◆ **DO THIS**
From the listing below, copy word for word every line starting at the one that includes "Write the Plotly code for this chart." and ending at the one that includes "-0.50, 3.19, 3.10]"; the pictures are omitted.

─── EXTRACTED ENTRIES ───

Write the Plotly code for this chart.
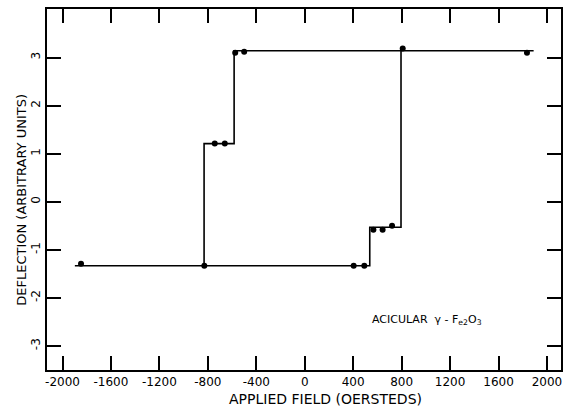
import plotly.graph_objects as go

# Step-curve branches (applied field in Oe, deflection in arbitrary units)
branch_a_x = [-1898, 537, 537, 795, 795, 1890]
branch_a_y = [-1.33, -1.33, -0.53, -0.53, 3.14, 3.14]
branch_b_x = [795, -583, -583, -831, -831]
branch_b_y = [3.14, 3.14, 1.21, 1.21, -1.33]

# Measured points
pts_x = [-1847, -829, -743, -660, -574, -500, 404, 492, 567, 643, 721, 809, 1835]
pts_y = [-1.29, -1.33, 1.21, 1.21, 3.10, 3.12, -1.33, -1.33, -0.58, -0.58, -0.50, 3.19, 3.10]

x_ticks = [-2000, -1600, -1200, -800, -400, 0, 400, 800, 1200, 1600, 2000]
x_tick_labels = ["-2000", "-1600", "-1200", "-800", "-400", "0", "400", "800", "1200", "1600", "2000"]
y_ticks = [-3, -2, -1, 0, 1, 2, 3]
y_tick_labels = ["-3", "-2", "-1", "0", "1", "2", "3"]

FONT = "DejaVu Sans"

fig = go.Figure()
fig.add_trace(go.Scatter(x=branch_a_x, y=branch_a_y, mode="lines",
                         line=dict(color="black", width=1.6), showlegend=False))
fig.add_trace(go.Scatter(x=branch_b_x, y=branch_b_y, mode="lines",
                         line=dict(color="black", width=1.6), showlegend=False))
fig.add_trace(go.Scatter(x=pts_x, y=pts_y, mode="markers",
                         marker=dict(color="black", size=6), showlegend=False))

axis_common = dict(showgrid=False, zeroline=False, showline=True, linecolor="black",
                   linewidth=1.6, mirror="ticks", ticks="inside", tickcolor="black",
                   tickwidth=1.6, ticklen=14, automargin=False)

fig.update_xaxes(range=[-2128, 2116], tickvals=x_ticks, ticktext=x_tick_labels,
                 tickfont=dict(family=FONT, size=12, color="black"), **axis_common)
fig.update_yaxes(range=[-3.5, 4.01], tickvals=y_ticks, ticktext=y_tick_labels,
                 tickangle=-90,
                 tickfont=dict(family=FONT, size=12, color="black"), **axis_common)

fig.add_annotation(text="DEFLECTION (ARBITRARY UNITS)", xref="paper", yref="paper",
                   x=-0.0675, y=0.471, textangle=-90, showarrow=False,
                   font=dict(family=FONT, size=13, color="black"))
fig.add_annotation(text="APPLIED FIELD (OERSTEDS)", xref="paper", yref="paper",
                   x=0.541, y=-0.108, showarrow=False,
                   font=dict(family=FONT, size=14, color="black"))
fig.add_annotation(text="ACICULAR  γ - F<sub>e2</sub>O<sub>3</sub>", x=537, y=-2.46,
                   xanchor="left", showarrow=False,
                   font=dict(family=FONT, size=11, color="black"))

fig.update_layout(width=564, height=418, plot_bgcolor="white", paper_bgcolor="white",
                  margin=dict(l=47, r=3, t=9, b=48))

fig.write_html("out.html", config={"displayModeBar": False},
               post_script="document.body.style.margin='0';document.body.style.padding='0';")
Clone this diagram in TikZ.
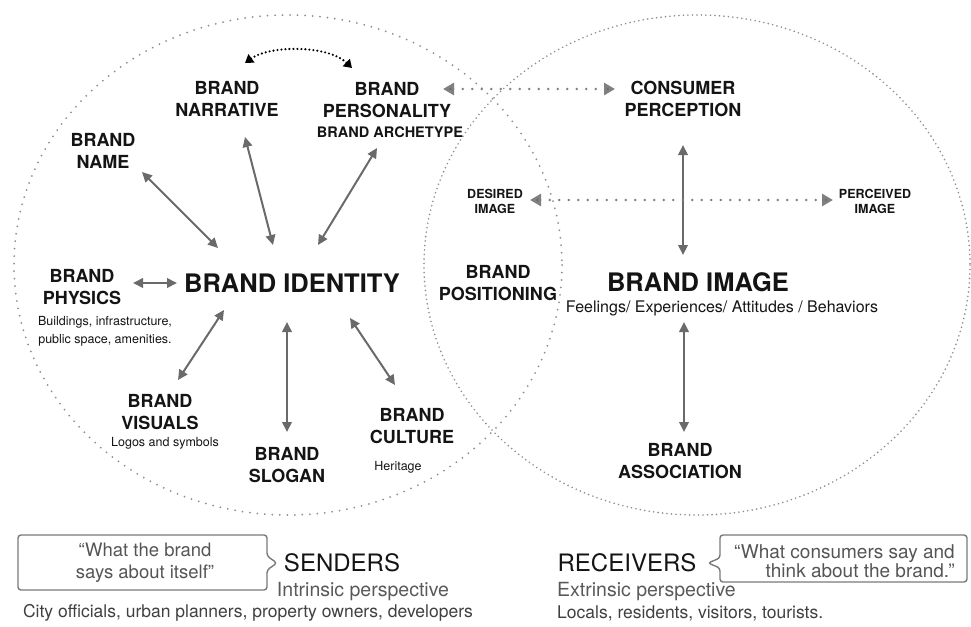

───
─── EXTRACTED ENTRIES ───

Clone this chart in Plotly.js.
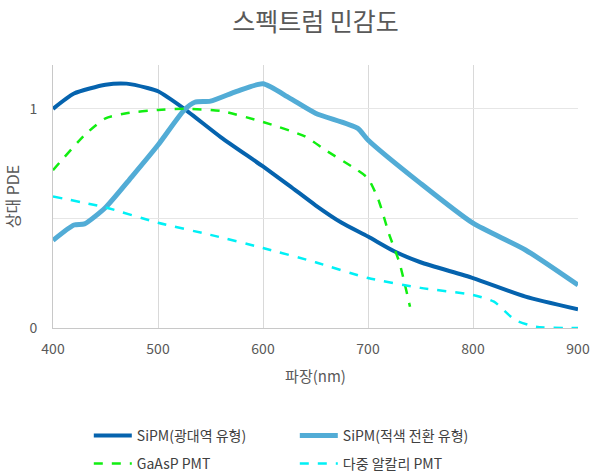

───
─── EXTRACTED ENTRIES ───

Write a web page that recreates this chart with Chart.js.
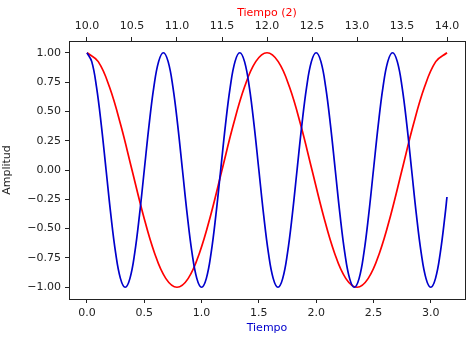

───

◆ **TASK SOLUTION**
Write the Plotly code for this chart.
import plotly.graph_objects as go

# Step-curve branches (applied field in Oe, deflection in arbitrary units)
branch_a_x = [-1898, 537, 537, 795, 795, 1890]
branch_a_y = [-1.33, -1.33, -0.53, -0.53, 3.14, 3.14]
branch_b_x = [795, -583, -583, -831, -831]
branch_b_y = [3.14, 3.14, 1.21, 1.21, -1.33]

# Measured points
pts_x = [-1847, -829, -743, -660, -574, -500, 404, 492, 567, 643, 721, 809, 1835]
pts_y = [-1.29, -1.33, 1.21, 1.21, 3.10, 3.12, -1.33, -1.33, -0.58, -0.58, -0.50, 3.19, 3.10]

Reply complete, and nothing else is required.